Every communications strategy in this category starts with the compliance layer. The creative brief comes after.
AI visibility is now a trade press problem, not just an SEO problem
AI engines now answer questions about which spirits to buy, which wine pairs with dinner, and which gin is defining cocktail culture with confident, sourced recommendations. Those answers are built from the same citation graph that has always driven spirits purchasing decisions — trade publications, critic scores, Reddit, and cultural coverage — but now collapsed into a single output rather than a ranked list of links.

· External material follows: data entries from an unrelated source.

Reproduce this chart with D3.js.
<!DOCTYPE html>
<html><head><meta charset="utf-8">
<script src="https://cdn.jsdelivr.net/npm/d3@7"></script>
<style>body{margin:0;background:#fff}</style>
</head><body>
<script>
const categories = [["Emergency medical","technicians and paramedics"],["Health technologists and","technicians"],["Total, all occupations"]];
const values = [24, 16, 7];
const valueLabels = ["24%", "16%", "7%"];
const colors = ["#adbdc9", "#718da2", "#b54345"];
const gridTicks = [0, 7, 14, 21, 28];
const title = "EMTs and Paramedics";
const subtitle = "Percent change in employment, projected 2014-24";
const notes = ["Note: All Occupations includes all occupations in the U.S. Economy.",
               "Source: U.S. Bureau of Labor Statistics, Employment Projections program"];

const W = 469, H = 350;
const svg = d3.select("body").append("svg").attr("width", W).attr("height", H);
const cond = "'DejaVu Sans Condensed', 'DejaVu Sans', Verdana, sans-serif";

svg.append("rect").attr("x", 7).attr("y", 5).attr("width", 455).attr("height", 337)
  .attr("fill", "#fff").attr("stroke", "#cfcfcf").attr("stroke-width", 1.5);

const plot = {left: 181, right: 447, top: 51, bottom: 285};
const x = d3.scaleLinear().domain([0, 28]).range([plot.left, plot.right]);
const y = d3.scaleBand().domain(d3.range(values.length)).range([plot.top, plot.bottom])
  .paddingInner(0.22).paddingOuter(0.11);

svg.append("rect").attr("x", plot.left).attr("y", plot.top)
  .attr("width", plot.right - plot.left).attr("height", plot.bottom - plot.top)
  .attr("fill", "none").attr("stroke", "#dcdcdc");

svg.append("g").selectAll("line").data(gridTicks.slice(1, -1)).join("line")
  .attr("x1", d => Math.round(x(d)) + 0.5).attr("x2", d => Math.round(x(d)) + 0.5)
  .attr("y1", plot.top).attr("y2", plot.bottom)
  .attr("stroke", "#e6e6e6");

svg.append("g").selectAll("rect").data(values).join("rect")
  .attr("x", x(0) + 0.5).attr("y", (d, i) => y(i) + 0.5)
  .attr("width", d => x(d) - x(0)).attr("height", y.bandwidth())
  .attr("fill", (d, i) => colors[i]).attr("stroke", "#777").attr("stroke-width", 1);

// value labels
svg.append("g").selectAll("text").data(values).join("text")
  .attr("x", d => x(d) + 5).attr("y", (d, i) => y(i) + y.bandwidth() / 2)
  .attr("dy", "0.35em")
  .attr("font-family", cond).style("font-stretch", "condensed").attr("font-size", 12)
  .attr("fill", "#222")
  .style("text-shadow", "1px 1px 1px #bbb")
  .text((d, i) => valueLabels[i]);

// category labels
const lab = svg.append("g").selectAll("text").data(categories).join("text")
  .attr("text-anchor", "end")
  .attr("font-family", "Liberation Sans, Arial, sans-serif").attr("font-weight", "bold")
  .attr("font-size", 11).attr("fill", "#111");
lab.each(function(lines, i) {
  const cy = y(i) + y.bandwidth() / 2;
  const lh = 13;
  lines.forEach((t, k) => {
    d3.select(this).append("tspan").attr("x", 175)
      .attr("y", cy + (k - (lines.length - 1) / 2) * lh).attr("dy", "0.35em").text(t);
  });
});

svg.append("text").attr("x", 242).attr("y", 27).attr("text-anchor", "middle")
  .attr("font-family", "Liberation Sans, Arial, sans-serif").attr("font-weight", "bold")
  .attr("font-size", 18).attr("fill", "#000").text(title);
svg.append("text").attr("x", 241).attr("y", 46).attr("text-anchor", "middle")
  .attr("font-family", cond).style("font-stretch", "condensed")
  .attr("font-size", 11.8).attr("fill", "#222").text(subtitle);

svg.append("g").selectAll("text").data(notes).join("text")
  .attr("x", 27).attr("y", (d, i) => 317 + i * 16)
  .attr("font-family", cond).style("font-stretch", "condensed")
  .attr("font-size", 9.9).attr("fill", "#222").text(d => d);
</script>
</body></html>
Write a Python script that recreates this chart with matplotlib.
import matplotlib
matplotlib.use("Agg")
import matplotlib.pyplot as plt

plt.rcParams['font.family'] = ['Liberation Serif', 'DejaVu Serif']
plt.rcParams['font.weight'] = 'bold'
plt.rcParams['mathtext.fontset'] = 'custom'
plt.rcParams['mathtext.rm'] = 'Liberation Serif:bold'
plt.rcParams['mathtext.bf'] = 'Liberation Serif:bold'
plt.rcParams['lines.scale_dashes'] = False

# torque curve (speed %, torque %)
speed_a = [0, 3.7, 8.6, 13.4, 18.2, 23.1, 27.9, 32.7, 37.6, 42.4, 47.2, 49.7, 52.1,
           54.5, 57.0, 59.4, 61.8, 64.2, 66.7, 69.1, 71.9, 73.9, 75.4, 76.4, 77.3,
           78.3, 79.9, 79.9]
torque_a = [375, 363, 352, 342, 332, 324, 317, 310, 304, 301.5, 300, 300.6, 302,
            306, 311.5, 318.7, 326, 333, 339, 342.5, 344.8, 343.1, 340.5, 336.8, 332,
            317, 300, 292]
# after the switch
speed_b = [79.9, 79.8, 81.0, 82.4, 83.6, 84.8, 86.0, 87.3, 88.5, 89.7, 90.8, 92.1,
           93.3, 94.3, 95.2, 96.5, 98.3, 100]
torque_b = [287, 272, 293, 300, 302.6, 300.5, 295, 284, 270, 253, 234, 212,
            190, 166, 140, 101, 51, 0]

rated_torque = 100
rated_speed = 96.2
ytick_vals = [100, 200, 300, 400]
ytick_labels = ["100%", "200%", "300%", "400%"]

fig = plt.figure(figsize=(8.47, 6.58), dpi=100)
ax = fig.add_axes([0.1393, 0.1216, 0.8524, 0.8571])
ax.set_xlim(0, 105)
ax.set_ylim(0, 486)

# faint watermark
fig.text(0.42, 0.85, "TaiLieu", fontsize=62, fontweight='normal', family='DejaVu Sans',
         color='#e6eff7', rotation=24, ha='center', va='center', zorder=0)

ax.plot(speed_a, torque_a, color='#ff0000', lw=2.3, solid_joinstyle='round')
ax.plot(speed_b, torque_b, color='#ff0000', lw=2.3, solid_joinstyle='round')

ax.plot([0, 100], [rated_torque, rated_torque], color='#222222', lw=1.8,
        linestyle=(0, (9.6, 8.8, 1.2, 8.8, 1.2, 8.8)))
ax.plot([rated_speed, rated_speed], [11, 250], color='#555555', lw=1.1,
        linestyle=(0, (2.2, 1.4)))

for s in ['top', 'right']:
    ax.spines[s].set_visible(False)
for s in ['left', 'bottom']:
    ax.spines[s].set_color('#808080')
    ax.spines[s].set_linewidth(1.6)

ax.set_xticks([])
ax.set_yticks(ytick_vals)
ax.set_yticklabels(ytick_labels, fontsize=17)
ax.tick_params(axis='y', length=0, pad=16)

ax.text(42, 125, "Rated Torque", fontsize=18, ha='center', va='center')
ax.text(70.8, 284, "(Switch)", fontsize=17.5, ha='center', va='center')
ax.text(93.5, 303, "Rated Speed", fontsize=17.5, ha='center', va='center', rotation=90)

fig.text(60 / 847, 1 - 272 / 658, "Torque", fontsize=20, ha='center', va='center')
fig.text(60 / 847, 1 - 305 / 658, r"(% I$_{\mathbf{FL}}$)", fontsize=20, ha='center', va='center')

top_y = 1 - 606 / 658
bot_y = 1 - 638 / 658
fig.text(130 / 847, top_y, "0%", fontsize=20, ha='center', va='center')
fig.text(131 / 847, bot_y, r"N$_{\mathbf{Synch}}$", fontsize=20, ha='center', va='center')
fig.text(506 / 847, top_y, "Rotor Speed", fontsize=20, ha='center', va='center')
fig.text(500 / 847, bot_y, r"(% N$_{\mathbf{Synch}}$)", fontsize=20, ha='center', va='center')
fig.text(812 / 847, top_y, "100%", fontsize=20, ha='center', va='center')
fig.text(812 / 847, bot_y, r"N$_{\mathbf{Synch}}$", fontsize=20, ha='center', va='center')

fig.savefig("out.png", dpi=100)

The brands that own the AI answer for their category own the first moment of consideration for a growing share of buyers. And the way to own that answer is not to optimize a website. It is to appear consistently in the publications, critic reviews, and community conversations that AI engines treat as authoritative sources for the category.
AI visibility is now a trade press problem. For the full citation map of which publications control the alcohol and spirits AI answer layer, see Who Controls AI Answers in Alcohol & Spirits? The 2026 Trade Press Citation Index.
Brand case studies
- Casamigos and the Quiet Rewriting of What Premium Alcohol Means
- How White Claw Turned Alcohol Marketing Into a Lifestyle — and Lost Control of the Narrative
- Absolut Clarity: How a Vodka Brand Redefined Global Alcohol Marketing
- BuzzBallz and the Rise of Irreverent Branding in the Alcohol Industry
- Mezcal and the Politics of Patience in Small-Brand Alcohol Marketing
Campaigns: what worked and what failed
- 25 of the Best Alcohol Digital Marketing Campaigns Ever
- When Marketing Backfires: The 25 Worst Alcohol Digital Campaigns
- When Image Outruns Judgment — The Fragility of Alcohol Marketing in the Digital Age
- Why the Best Alcohol Marketing Feels Like Culture, Not Advertising
- The Best Long Standing Brand PR Campaigns in Alcohol
Strategy
- Marketing Without Permission: How Midsize Alcohol Brands Win in a Post-Advertising World
- The Attention Gap: Why Alcohol PR Is Evolving for Midsize Brands
- Striking the Balance: How Alcohol Brands Can Market Responsibly
- The Art of Successful Alcohol Marketing in 2025
- The Growing Influence of Alcohol Marketing: Time for a Rethink?
- Sipping Responsibly: The Role of Alcohol Marketing Agencies in Promoting Moderation
Small-brand and craft playbook
Agency selection
- Top Alcohol & Spirits Marketing and PR Agencies
- Raising the Bar: How Alcohol PR Agencies Are Redefining Beverage Culture Globally
- How an Alcohol Marketing Agency Drives Growth for Emerging Brands
Storytelling and brand building
- Crafting Brand Loyalty: The Role of Storytelling in Alcohol Marketing
- Crafting Connection: The Success of Authentic Storytelling in Alcohol Marketing
- 25 Beverage Brands That Got Digital Marketing Right
- How an Alcohol Marketing Agency Drives Growth for Emerging Brands
The AI citation layer
Frequently asked questions
Why does alcohol marketing rely so heavily on PR versus paid media? Because paid advertising in alcohol is heavily regulated at the federal and state level, and further restricted by platform policies. TTB regulations govern what claims brands can make, state boards add additional restrictions, and platforms impose their own age-gating and format rules. PR and earned media carry the brand-building weight that other categories handle through advertising.
How do AI engines decide which spirits to recommend? They draw from the same sources that have always driven spirits purchasing decisions — trade publications like Wine Spectator, The Drinks Business, and Whisky Advocate, Reddit and consumer forums, critic scores, and cocktail culture coverage — but now synthesize them into direct answers rather than ranked search results. See the full citation index for which outlets carry the most weight.
What is the three-tier distribution system and why does it matter for PR? In most alcohol categories, especially spirits, brands operate through producer, distributor, and retailer layers. Alcohol cannot be sold direct to consumers in most states and categories, though limited DTC exceptions exist for wine shipping in some states. PR strategy has to work across all three tiers: consumer-facing media for brand awareness, trade press for distributor and retailer placement, and on-premise coverage for bar and restaurant programming.
What makes small spirits brands competitive in the AI answer layer? Specificity. AI engines cite brands that own clear, citable positions — a particular botanical profile, a regional provenance, a production method — more readily than brands competing on generic quality claims. The craft and small-brand playbook is in many ways better suited to AI retrieval than legacy broad-appeal campaigns.
The brands that win in this category will not be the loudest. They will be the most citable, culturally clear, compliant, and consistently covered.